The safest approach for anyone who regularly crosses state lines is to carry only magazines that comply with the most restrictive jurisdiction on the route. A magazine modified to hold 10 rounds will satisfy every current state threshold, but one modified to 15 rounds will not. Stopping for gas in a state with a 10-round limit while carrying a 15-round modified magazine can result in the same criminal charge as carrying an unmodified 30-round magazine. The modification only protects you in jurisdictions whose limit matches or exceeds the modified capacity.

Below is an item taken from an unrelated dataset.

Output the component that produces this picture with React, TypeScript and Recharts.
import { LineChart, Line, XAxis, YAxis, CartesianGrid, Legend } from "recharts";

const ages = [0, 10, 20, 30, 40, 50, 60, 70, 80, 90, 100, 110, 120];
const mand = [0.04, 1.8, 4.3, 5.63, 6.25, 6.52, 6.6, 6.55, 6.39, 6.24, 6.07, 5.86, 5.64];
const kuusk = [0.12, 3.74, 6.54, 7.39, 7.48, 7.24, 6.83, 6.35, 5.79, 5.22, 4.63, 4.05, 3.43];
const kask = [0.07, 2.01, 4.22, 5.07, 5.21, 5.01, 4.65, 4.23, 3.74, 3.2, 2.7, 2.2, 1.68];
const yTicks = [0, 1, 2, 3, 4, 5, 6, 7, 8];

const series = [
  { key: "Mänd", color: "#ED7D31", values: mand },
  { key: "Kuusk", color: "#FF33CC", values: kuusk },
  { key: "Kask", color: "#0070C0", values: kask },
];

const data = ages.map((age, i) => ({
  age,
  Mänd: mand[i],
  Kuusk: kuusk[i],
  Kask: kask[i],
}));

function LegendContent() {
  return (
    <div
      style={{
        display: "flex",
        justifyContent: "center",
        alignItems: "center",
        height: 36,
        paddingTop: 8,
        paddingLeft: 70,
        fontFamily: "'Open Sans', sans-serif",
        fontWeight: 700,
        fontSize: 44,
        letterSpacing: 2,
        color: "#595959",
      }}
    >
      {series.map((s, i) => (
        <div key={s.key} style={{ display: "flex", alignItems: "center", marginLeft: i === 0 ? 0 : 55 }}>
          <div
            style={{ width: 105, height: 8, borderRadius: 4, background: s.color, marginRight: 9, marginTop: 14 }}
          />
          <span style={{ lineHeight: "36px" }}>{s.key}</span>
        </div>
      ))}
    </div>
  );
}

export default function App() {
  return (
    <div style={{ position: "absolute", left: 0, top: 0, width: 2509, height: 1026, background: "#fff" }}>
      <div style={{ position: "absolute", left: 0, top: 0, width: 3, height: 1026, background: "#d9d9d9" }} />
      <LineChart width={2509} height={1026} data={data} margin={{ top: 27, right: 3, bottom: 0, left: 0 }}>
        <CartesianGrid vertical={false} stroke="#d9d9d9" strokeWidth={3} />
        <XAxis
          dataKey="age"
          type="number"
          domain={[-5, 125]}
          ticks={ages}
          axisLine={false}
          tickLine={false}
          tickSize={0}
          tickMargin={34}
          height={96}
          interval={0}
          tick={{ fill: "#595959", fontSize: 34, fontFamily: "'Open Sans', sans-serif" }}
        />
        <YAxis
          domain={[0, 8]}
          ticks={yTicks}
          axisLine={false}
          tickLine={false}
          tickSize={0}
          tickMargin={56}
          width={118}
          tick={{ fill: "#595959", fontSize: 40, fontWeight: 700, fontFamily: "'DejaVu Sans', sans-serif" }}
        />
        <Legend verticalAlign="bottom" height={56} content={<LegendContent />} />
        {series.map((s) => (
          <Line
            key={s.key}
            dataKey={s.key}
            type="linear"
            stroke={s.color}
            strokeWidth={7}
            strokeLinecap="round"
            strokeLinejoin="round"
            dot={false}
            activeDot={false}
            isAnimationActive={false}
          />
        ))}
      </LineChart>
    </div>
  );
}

Professional Modification vs. DIY

Gunsmiths who specialize in compliance work offer permanent modification services, typically for a modest per-magazine fee. The advantage is accountability: a professional can document the work, verify the round count, and ensure the method meets the legal standard in your jurisdiction. That documentation can be valuable if your magazine is ever inspected or seized. The disadvantage is cost, especially if you’re modifying a large collection.

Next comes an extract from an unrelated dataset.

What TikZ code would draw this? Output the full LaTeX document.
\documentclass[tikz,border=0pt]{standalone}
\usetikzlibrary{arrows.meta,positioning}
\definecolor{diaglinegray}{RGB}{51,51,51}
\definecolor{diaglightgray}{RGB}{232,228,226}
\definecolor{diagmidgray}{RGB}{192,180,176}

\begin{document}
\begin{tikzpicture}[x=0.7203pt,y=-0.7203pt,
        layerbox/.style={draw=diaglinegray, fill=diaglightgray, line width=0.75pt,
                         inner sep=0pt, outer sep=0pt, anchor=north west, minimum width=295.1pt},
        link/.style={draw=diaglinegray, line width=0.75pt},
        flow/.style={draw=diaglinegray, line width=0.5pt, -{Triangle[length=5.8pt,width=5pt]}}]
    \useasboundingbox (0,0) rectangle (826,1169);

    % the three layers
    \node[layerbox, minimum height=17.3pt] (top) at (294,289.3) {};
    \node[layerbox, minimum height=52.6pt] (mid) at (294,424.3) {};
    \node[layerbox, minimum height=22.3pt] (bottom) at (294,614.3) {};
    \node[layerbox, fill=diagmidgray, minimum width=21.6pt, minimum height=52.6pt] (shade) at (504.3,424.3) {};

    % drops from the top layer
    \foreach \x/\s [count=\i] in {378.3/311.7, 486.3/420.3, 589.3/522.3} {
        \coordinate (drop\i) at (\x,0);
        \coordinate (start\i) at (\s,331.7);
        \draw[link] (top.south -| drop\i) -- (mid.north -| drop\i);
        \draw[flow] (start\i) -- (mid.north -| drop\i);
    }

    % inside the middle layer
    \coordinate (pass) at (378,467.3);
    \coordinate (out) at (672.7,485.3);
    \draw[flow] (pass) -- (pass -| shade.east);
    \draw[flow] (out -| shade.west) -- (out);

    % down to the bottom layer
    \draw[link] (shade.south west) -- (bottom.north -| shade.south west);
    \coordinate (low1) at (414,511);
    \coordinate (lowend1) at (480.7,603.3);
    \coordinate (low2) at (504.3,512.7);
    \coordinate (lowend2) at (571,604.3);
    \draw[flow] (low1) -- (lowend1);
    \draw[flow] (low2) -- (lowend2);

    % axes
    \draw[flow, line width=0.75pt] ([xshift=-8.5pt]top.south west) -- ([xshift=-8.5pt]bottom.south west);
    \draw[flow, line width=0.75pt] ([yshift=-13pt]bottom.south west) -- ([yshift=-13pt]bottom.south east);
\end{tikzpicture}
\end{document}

DIY modification is straightforward for anyone comfortable with basic tools, but the stakes for getting it wrong are criminal, not just mechanical. The most common DIY failure is using a method that feels permanent but doesn’t meet the legal threshold. Friction-fit blocks without adhesive, pins that can be pushed out with a punch, or floorplates held by standard retaining clips all fall short. If you go the DIY route, apply the same test law enforcement would: try to defeat your own modification with household tools. If you succeed, so will an inspector, and the magazine is still illegal.